Company CTO Itiel Shwartz said those capabilities further extend an AI agent, dubbed Klaudia, that Komodor developed to automatically detect, investigate, and remediate issues with or without human engineers necessarily having to be in the loop.
For example, new capabilities that were added now make it possible for Klaudia to autonomously resolve common failures such as pod crashes, misconfigurations, and failed rollouts.
SRE teams can now dynamically right-size workloads to balance cost, performance, and reliability, intelligently schedule pods, maximize infrastructure consumption and mitigate any issues that might arise from overly aggressive IT scaling policies. They can also invoke a PodMotion capability to seamlessly move pods across nodes with zero downtime.
Trained on telemetry from thousands of production environments that Komodor has aggregated to provide Klaudia with the level of Kubernetes domain needed to autonomously perform tasks, the AI agent continuously monitors workloads, applies reasoning and causality to identify anomalies, and automatically remediates issues in alignment with IT policies.
Rather than trying to create an AI agent capable of managing all types of SRE workflows, Klaudia is instead squarely focused on optimizing Kubernetes deployments, noted Shwartz. Iterative learning loops driven by continuous health checks and user feedback allow the platform to more effectively resolve tasks over time with higher levels of precision, noted Shwartz.

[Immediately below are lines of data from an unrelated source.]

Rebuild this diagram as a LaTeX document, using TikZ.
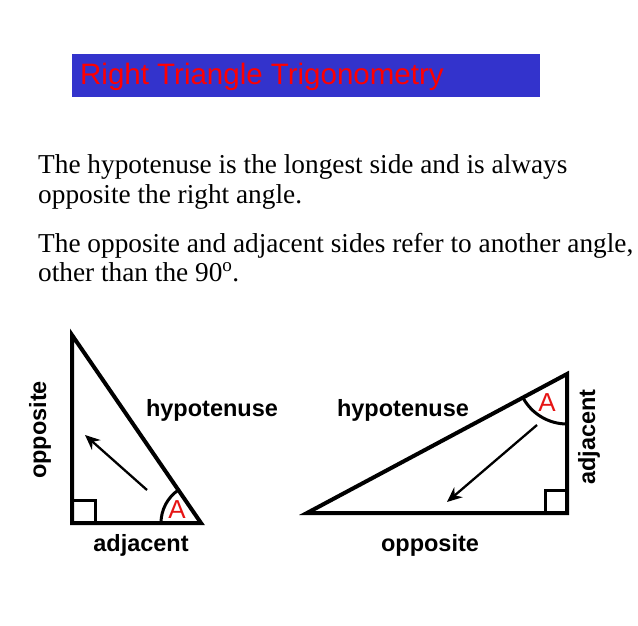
\documentclass[tikz,border=0pt]{standalone}
\usepackage{fontspec}
\setmainfont{Liberation Serif}
\setsansfont{Liberation Sans}
\usetikzlibrary{arrows.meta}
\definecolor{banner}{RGB}{51,51,204}
\definecolor{ared}{RGB}{230,20,20}
\begin{document}
\begin{tikzpicture}[x=1pt,y=-1pt,
  side/.style={line width=4pt,line join=miter},
  lbl/.style={font=\sffamily\bfseries\fontsize{23.5}{26}\selectfont,inner sep=0},
  body/.style={font=\fontsize{27.3}{30}\selectfont,anchor=base west,inner sep=0},
  albl/.style={text=ared,font=\sffamily\fontsize{26}{28}\selectfont,inner sep=0},
  arr/.style={line width=2.3pt,-{Stealth[length=15pt,width=13pt]}}]
\useasboundingbox (0,0) rectangle (638,626);
\fill[white] (0,0) rectangle (638,626);
\fill[banner] (72,54) rectangle (540,97);
\node[anchor=west,inner sep=0,text=red,font=\sffamily\fontsize{29.5}{32}\selectfont] (title) at (80,77) {Right Triangle Trigonometry};
\node[body] (t1) at (38,173) {The hypotenuse is the longest side and is always};
\node[body] (t2) at (38,203) {opposite the right angle.};
\node[body] (t3) at (38,252) {The opposite and adjacent sides refer to another angle,};
\node[body] (t4) at (38,281) {other than the 90\textsuperscript{o}.};
% left triangle
\coordinate (L1) at (72,335); \coordinate (L2) at (72,523); \coordinate (L3) at (201,523);
\draw[side] (L1) -- (L2) -- (L3) -- cycle;
\draw[line width=3pt] (72,500) -- (95,500) -- (95,523);
\draw[line width=3pt] (161,523) arc[start angle=180,end angle=235.5,radius=40];
\node[albl] (A1) at (177,510) {A};
\coordinate (la) at (147,490); \coordinate (lb) at (85,435);
\draw[arr] (la) -- (lb);
\node[lbl,rotate=90] (o1) at (40,430) {opposite};
\node[lbl] (h1) at (212,410) {hypotenuse};
\node[lbl] (a1) at (141,545) {adjacent};
% right triangle
\coordinate (R1) at (307,513); \coordinate (R2) at (567,513); \coordinate (R3) at (567,374);
\draw[side] (R1) -- (R2) -- (R3) -- cycle;
\draw[line width=3pt] (545,513) -- (545,490) -- (567,490);
\draw[line width=3pt] (567,424) arc[start angle=90,end angle=152,radius=50];
\node[albl] (A2) at (547,403) {A};
\coordinate (ra) at (537,425); \coordinate (rb) at (447,502);
\draw[arr] (ra) -- (rb);
\node[lbl] (h2) at (403,410) {hypotenuse};
\node[lbl,rotate=90] (a2) at (589,437) {adjacent};
\node[lbl] (o2) at (430,545) {opposite};
\end{tikzpicture}
\end{document}
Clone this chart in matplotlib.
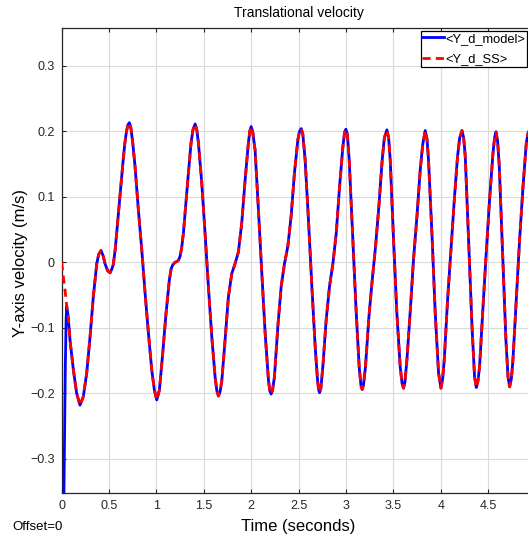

Guardrails also enable SRE teams to define the scope of automation to be applied based on pre-defined levels to ensure actions stay within desired operational boundaries. Klaudia has already proven its ability to autonomously manage thousands of issues, so it’s now up to each overworked SRE team to decide to what degree to rely on Klaudia to reduce the number of tasks they need to manually perform, said Shwartz.
A recent Komodor analysis of thousands of incidents involving Kubernetes clusters finds IT teams are spending 34 workdays per year resolving issues, with 79% of those incidents stemming from recent system changes. The report also finds more than 60% of the time spent managing Kubernetes clusters is spent on troubleshooting issues, while only 20% of incidents resolved without escalation.
More troubling still, more than 65% of workloads run under half their requested CPU or memory, suggesting that wasted spending on the infrastructure required to run Kubernetes clusters is exceedingly high. A full 82% of the Kubernetes workloads are overprovisioned, compared to 11% that are underprovisioned, the report finds. Komodor estimates almost 90% of organizations are also overspending on cloud resources, with capacity utilization often falling below 80%. Well more than a third of IT teams (37%) have a need to rightsize 50% or more of their workloads.
While there is always going to be some concern over the degree to which AI might eliminate the need for SREs altogether, the fact remains that most organizations find it difficult to find and retain SREs. There simply isn’t enough available expertise. The issue then becomes how much to rely on AI agents to make up for that gap based on the level of risk associated with any potential outage that might result.
The one thing that is certain, however, is that when it comes to automating SRE tasks those AI agents are only going to become increasingly better as they are exposed to more issues.